Antville wurde ab 2001 von Robert Gaggl, Christoph Lincke, Matthias & Michael Platzer, Tobias Schäfer und Hannes Wallnöfer entwickelt.

Vom Testserver zur Community

Der 2001 gestartete Testserver von Antville.org stand zu Beginn neuen Usern offen. Jedermann konnte sich kostenlos eines oder mehrere Weblogs anlegen, was im seinerzeit noch neuen Weblog-Boom schnell dazu führte, dass auf dem Server eine lebendige virtuelle Gemeinschaft mit über 5.000 regelmäßig aktiven Mitgliedern entstand.

2002 sammelten die Antville-User für einen neuen Server, wobei in kurzer Zeit 3.500 Euro zusammenkamen. Mit der Anschaffung des neuen Rechners schlossen die Administratoren allerdings das System ab, und es konnten keine neuen Weblogs mehr angelegt werden. Die Software stellte ihre Stabilität unter Beweis, das virtuelle Leben auf dem Server aber stagnierte.

Von der Community zum Verein

Das möchte Schäfer nun ändern. Im Mai 2007 kündigte er an, den Code von Antville weiterentwickeln zu wollen und dafür seine Stelle als Programmierer bei ORF.at auf einen Halbtagsjob zurückzufahren.

Am 21. Mai begann Schäfer, für das Projekt bei den Antville-Usern Geld zu sammeln. Bis zum 11. Juli kamen 3.860 Euro zusammen - genug, damit sich Schäfer die Zeit nehmen kann, das Ameisendorf auf mehr als sechs Beine zu stellen.

"Aus Antville.org soll ein wirklich autonomes Projekt werden, das von der Community selbst organisiert, betreut und verwaltet wird", sagt Schäfer. "Mir schwebt eine Institutionalisierung als Verein vor, die über Mitgliedsbeiträge die laufenden Kosten für Housing und Domain decken und eine geringfügige Rücklage für neue Hardware bereitstellen kann."

Buchhaltung und Kreativität

Schäfer mag keine Prognose wagen, ob das Projekt dann auch wirklich so funktionieren kann. "Antville.org war eine selbsterhaltende Community, weil Geld tatsächlich nie ein Thema gewesen ist", sagt er.

Ob sich die Gemeinschaft selbst tragen kann, muss sie sich noch beweisen. Und ob die zur nachhaltigen Selbstorganisation notwendige Disziplin nicht der für interessante Online-Communitys grundlegenden kreativen Ungezwungenheit wesentlich entgegensteht, bleibt ebenfalls abzuwarten.

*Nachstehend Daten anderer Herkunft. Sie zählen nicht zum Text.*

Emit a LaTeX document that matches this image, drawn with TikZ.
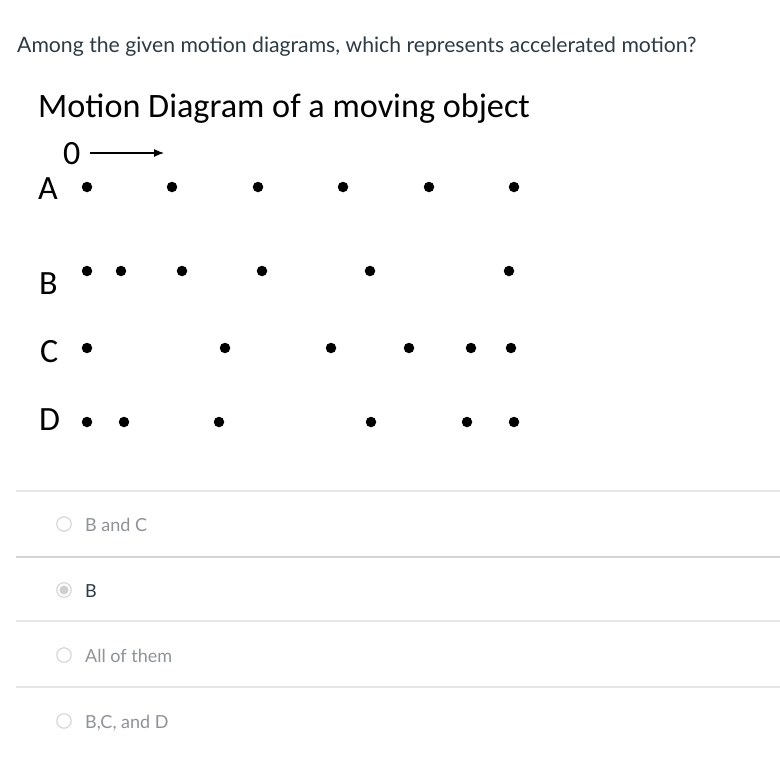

Vom Metro-Centre zum Metro-Centre

Sicher dürfte jedenfalls sein, dass der größte Teil der Nutzer Sozialer Software auch in Zukunft auf zahlreiche kostenlose Angebote kommerzieller Anbieter zurückgreifen können und diese auch nutzen werden, auch wenn sie dafür Unannehmlichkeiten wie Werbung und Data-Mining in Kauf nehmen müssen.

Außerdem begünstigt das Modell "Metro-Centre" der geschlossenen kommerziellen Websites auch den Nomadismus, denn die entsprechend aufgebauten Communitys sind instabil, wechseln schnell Besitzer und Management, verändern sich mit dem Zwang zur schnellen Rentabilität oder führen, wie kürzlich Yahoo bei Flickr, nach Ländern und Kulturen definierte Filter ein, die trennen, wo das TCP/IP-Protokoll einst vereinte.

Es ist nicht zu sagen, ob offene und selbst verwaltete Communitys um ihrer selbst willen über längere Zeit hinweg im Netz existieren können. Notwendig wäre ihre Existenz im Schatten der Metro-Centres aber ganz gewiss.